Release Versioning
Harbor Next uses release-please to automate changelog generation and version management. The main branch and maintenance branches follow different versioning strategies, which affects what contributors see in VERSION, .release-please-manifest.json, and the resulting build artifacts.
How Main and Maintenance Branches Differ
Main branch
On main, the repository tracks the next development version. After a release is cut, the workflow advances VERSION to the next minor target while .release-please-manifest.json retains the last published release version.
For example, once v2.16.0 ships:
.release-please-manifest.json→2.16.0(the published release state)VERSION→2.17.0(the next development target)
Release-please reads .release-please-manifest.json as the authoritative published state when computing the next changelog and release PR. The VERSION file signals to contributors and CI what the in-progress development cycle is targeting.
Maintenance branches
Maintenance branches (for example, release/2.15) track patch releases for an already-shipped minor version. On these branches, both VERSION and .release-please-manifest.json stay aligned at the current patch level (for example, 2.15.x), and release-please uses a separate configuration file (release-please-config-maintenance.json) to manage them independently of main.
Release Build Versions
Release builds always use the version from release-please’s output — that is, the version recorded in .release-please-manifest.json at the time the release PR is merged.
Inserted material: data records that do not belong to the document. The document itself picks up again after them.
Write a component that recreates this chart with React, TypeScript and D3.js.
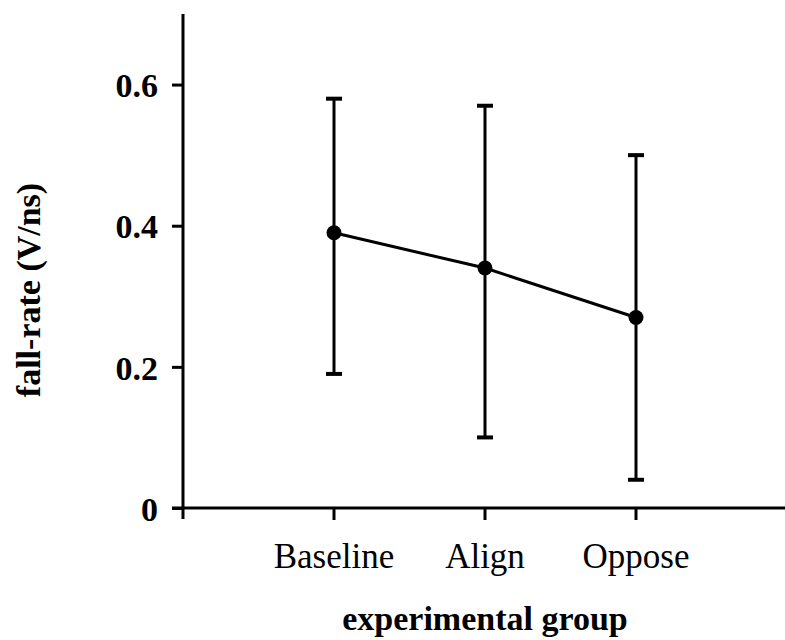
import { useEffect, useRef } from "react";
import * as d3 from "d3";

const CATEGORIES = ["Baseline", "Align", "Oppose"];
const MEANS = [0.39, 0.34, 0.27];
const UPPER = [0.58, 0.57, 0.5];
const LOWER = [0.19, 0.1, 0.04];
const Y_TICKS = [0, 0.2, 0.4, 0.6];

const FONT = "'Liberation Serif', 'Times New Roman', serif";

export default function App() {
  const svgRef = useRef<SVGSVGElement>(null);

  useEffect(() => {
    if (!svgRef.current) return;
    const svg = d3.select(svgRef.current);
    svg.selectAll("*").remove();

    const x = d3.scaleLinear().domain([0, 4]).range([183, 787]);
    const y = d3.scaleLinear().domain([0, 0.7]).range([508, 14]);

    const g = svg.append("g");

    // axes lines
    g.append("line")
      .attr("x1", x(0)).attr("x2", x(0))
      .attr("y1", y(0.7)).attr("y2", y(0) + 11)
      .attr("stroke", "#000").attr("stroke-width", 3);
    g.append("line")
      .attr("x1", x(0) - 11).attr("x2", 785)
      .attr("y1", y(0)).attr("y2", y(0))
      .attr("stroke", "#000").attr("stroke-width", 3);

    // y ticks
    const yAxis = g.append("g")
      .attr("transform", `translate(${x(0)},0)`)
      .call(
        d3.axisLeft(y)
          .tickValues(Y_TICKS)
          .tickSize(11)
          .tickPadding(14)
          .tickFormat((d) => (+d === 0 ? "0" : (+d).toFixed(1)))
      );
    yAxis.select(".domain").remove();
    yAxis.selectAll(".tick line").attr("stroke", "#000").attr("stroke-width", 3);
    yAxis.selectAll(".tick text")
      .attr("fill", "#000")
      .attr("font-family", FONT)
      .attr("font-weight", "bold")
      .attr("font-size", 34)
      .attr("dy", "0.36em");

    // x ticks
    CATEGORIES.forEach((c, i) => {
      const cx = x(i + 1);
      g.append("line")
        .attr("x1", cx).attr("x2", cx)
        .attr("y1", y(0)).attr("y2", y(0) + 12)
        .attr("stroke", "#000").attr("stroke-width", 3);
      g.append("text")
        .attr("x", cx)
        .attr("y", 568)
        .attr("text-anchor", "middle")
        .attr("font-family", FONT)
        .attr("font-size", 35)
        .text(c);
    });

    // error bars
    CATEGORIES.forEach((_, i) => {
      const cx = x(i + 1);
      g.append("line")
        .attr("x1", cx).attr("x2", cx)
        .attr("y1", y(UPPER[i])).attr("y2", y(LOWER[i]))
        .attr("stroke", "#000").attr("stroke-width", 3);
      [UPPER[i], LOWER[i]].forEach((v) => {
        g.append("line")
          .attr("x1", cx - 8).attr("x2", cx + 8)
          .attr("y1", y(v)).attr("y2", y(v))
          .attr("stroke", "#000").attr("stroke-width", 4);
      });
    });

    // mean line
    const line = d3.line<number>()
      .x((_, i) => x(i + 1))
      .y((d) => y(d));
    g.append("path")
      .attr("d", line(MEANS) || "")
      .attr("fill", "none")
      .attr("stroke", "#000")
      .attr("stroke-width", 3);

    g.selectAll("circle.pt")
      .data(MEANS)
      .enter()
      .append("circle")
      .attr("class", "pt")
      .attr("cx", (_, i) => x(i + 1))
      .attr("cy", (d) => y(d))
      .attr("r", 7.5)
      .attr("fill", "#000");

    // axis titles
    g.append("text")
      .attr("transform", `translate(40,290) rotate(-90)`)
      .attr("text-anchor", "middle")
      .attr("font-family", FONT)
      .attr("font-weight", "bold")
      .attr("font-size", 34)
      .text("fall-rate (V/ns)");

    g.append("text")
      .attr("x", x(2))
      .attr("y", 630)
      .attr("text-anchor", "middle")
      .attr("font-family", FONT)
      .attr("font-weight", "bold")
      .attr("font-size", 34)
      .text("experimental group");
  }, []);

  return (
    <svg
      ref={svgRef}
      width={785}
      height={640}
      style={{ position: "absolute", left: 0, top: 0, background: "#fff" }}
    />
  );
}
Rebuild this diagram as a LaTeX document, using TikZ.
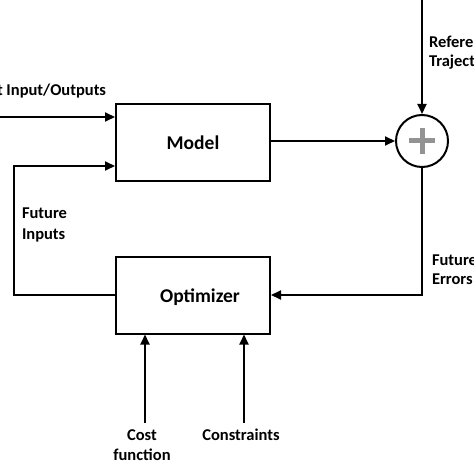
\documentclass[tikz,border=0pt]{standalone}
\usepackage{fontspec}
\setmainfont{Carlito}
\usetikzlibrary{arrows.meta}
\begin{document}
\begin{tikzpicture}[x=1bp,y=-1bp,
  line width=2bp,
  blk/.style={draw=black, line width=2bp, minimum width=154bp, minimum height=77bp, inner sep=0pt, font=\fontsize{19.5bp}{23bp}\selectfont\bfseries},
  lbl/.style={inner sep=0pt, font=\fontsize{16.5bp}{20bp}\selectfont\bfseries},
  sumc/.style={draw=black, circle, line width=2bp, minimum size=52bp, inner sep=0pt},
  arr/.style={-{Triangle[length=10bp,width=9bp]}, line width=2bp}
]
\useasboundingbox (0,0) rectangle (474,474);
\fill[white] (0,0) rectangle (474,474);

% blocks
\node[blk] (model) at (193,142.5) {Model};
\node[blk] (opt) at (193,295) {};
\node[lbl, font=\fontsize{19.5bp}{23bp}\selectfont\bfseries] (opttext) at (200,297) {Optimizer};
\node[sumc] (sum) at (422,141) {};
\fill[gray!85] (sum.center) ++(-13,-2.5) rectangle ++(26,5);
\fill[gray!85] (sum.center) ++(-2.5,-13) rectangle ++(5,26);

% coordinates
\coordinate (inL) at (-5,117);
\coordinate (refT) at (422,-5);
\coordinate (errC) at (422,295);
\coordinate (fbB) at (14,295);
\coordinate (fbT) at (14,166);
\coordinate (costS) at (145,423);
\coordinate (consS) at (244,423);

% connectors
\draw[arr] (inL) -- (inL -| model.west);
\draw[arr] (opt.west) -- (fbB) -- (fbT) -- (fbT -| model.west);
\draw[arr] (model.east |- sum.west) -- (sum.west);
\draw[arr] (refT) -- (sum.north);
\draw[arr] (sum.south) -- (errC) -- (opt.east);
\draw[arr] (costS) -- (costS |- opt.south);
\draw[arr] (consS) -- (consS |- opt.south);

% labels
\node[lbl, anchor=base east] (pio) at (107,96) {Past Input/Outputs};
\node[lbl, anchor=base west] (ref1) at (428,48) {Reference};
\node[lbl, anchor=base west] (ref2) at (428,67) {Trajectory};
\node[lbl, anchor=base west] (fi1) at (21,219) {Future};
\node[lbl, anchor=base west] (fi2) at (21,239) {Inputs};
\node[lbl, anchor=base west] (fe1) at (431,265) {Future};
\node[lbl, anchor=base west] (fe2) at (431,284) {Errors};
\node[lbl, anchor=base] (cf1) at (142,440) {Cost};
\node[lbl, anchor=base] (cf2) at (142,460) {function};
\node[lbl, anchor=base] (con) at (241,440) {Constraints};
\end{tikzpicture}
\end{document}
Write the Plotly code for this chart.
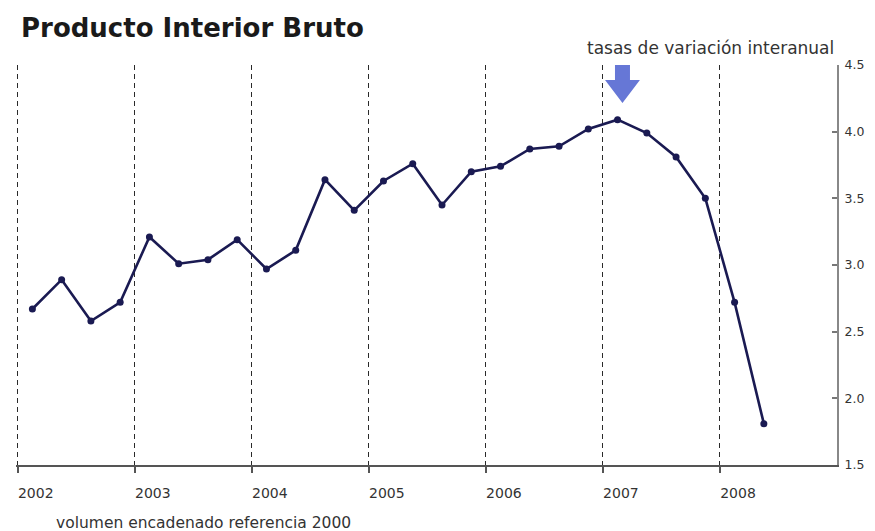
import plotly.graph_objects as go

# Data: quarterly year-on-year growth of GDP (%), 2002 T1 .. 2008 T2
periodos = [
    "2002-T1", "2002-T2", "2002-T3", "2002-T4",
    "2003-T1", "2003-T2", "2003-T3", "2003-T4",
    "2004-T1", "2004-T2", "2004-T3", "2004-T4",
    "2005-T1", "2005-T2", "2005-T3", "2005-T4",
    "2006-T1", "2006-T2", "2006-T3", "2006-T4",
    "2007-T1", "2007-T2", "2007-T3", "2007-T4",
    "2008-T1", "2008-T2",
]
pib = [
    2.67, 2.89, 2.58, 2.72,
    3.21, 3.01, 3.04, 3.19,
    2.97, 3.11, 3.64, 3.41,
    3.63, 3.76, 3.45, 3.70,
    3.74, 3.87, 3.89, 4.02,
    4.09, 3.99, 3.81, 3.50,
    2.72, 1.81,
]
anios = [2002, 2003, 2004, 2005, 2006, 2007, 2008]
etiquetas_anios = [str(a) for a in anios]
y_ticks = [1.5, 2.0, 2.5, 3.0, 3.5, 4.0, 4.5]

# quarter position inside each year (centre of quarter)
x_vals = [int(p[:4]) + (int(p[-1]) - 0.5) / 4 for p in periodos]

FONT = "DejaVu Sans"
LINE_COLOR = "#1a1a52"

# page body has an 8px margin: figure is offset by (8, 8)
OFF = 8
PL, PT, PR, PB = 16, 65, 837, 465   # target plot area in page pixels

fig = go.Figure()
fig.add_trace(go.Scatter(
    x=x_vals, y=pib, mode="lines+markers",
    line=dict(color=LINE_COLOR, width=2.6),
    marker=dict(color=LINE_COLOR, size=7),
    hoverinfo="skip", showlegend=False,
))

# Blue down arrow above the peak
cx, hw_s, hw_h = 2007.167, 0.064, 0.149
y_top, y_mid, y_tip = 4.515, 4.3875, 4.215
arrow_path = (
    f"M {cx-hw_s},{y_top} L {cx+hw_s},{y_top} L {cx+hw_s},{y_mid} "
    f"L {cx+hw_h},{y_mid} L {cx},{y_tip} L {cx-hw_h},{y_mid} "
    f"L {cx-hw_s},{y_mid} Z"
)
fig.add_shape(type="path", path=arrow_path, xref="x", yref="y",
              fillcolor="#6677d6", line=dict(width=0))

W = PR - PL
H = PB - PT


def px(xp):
    return (xp - PL) / W


def py(yp):
    return (PB - yp) / H


fig.add_annotation(
    text="<b>Producto Interior Bruto</b>", xref="paper", yref="paper",
    x=px(19), y=py(28), xanchor="left", yanchor="middle",
    showarrow=False, font=dict(family=FONT, size=26, color="#1a1a1a"),
)
fig.add_annotation(
    text="tasas de variación interanual", xref="paper", yref="paper",
    x=px(836), y=py(48), xanchor="right", yanchor="middle",
    showarrow=False, font=dict(family=FONT, size=17, color="#333333"),
)
fig.add_annotation(
    text="volumen encadenado referencia 2000", xref="paper", yref="paper",
    x=px(54), y=py(512), xanchor="left", yanchor="top",
    showarrow=False, font=dict(family=FONT, size=15.5, color="#333333"),
)

fig.update_layout(
    width=875 - OFF, height=531 - OFF,
    margin=dict(l=PL - OFF, r=875 - PR, t=PT - OFF, b=531 - PB),
    paper_bgcolor="white", plot_bgcolor="white",
    font=dict(family=FONT, color="#333333"),
    xaxis=dict(
        range=[2001.985, 2009], tickvals=anios, ticktext=etiquetas_anios,
        showgrid=True, gridcolor="#2a2a2a", gridwidth=1.4, griddash="5px,4px",
        showline=True, linecolor="#555555", linewidth=2,
        ticks="outside", ticklen=6, tickcolor="#555555", tickwidth=2,
        tickfont=dict(family=FONT, size=14, color="#333333"),
        ticklabelshift=18, ticklabelstandoff=8,
        zeroline=False, fixedrange=True, automargin=False,
    ),
    yaxis=dict(
        range=[1.5, 4.5], tickvals=y_ticks, tickformat=".1f", side="right",
        showgrid=False, showline=True, linecolor="#888888", linewidth=2,
        ticks="inside", ticklen=5, tickcolor="#777777", tickwidth=1.5,
        tickfont=dict(family=FONT, size=12.5, color="#333333"),
        ticklabelstandoff=3, zeroline=False, fixedrange=True,
        automargin=False,
    ),
)

fig.write_html("out.html")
A build triggered from the v2.16.0 release PR produces artifacts tagged 2.16.0, even if VERSION on main has already moved to 2.17.0.
This means:
| Source | Value after v2.16.0 ships |
|---|---|
.release-please-manifest.json (main) | 2.16.0 |
VERSION (main) | 2.17.0 |
| Release artifact tag | 2.16.0 |
Configuration Files
| File | Purpose |
|---|---|
release-please-config.json | release-please configuration for main |
release-please-config-maintenance.json | release-please configuration for maintenance branches |
.release-please-manifest.json | Records the last published version; used by release-please as the baseline for the next release PR |
VERSION | Tracks the current development target on main; advances to the next minor after each release |
Contributing During a Release Cycle
When working on main between releases, VERSION reflects the upcoming minor, not the last shipped version. Do not use VERSION alone to infer what has been released — check .release-please-manifest.json or the GitHub Releases page for the authoritative published state.
For backports to a maintenance branch, open the PR against the relevant release/x.y branch. The maintenance release-please configuration handles versioning for those branches independently.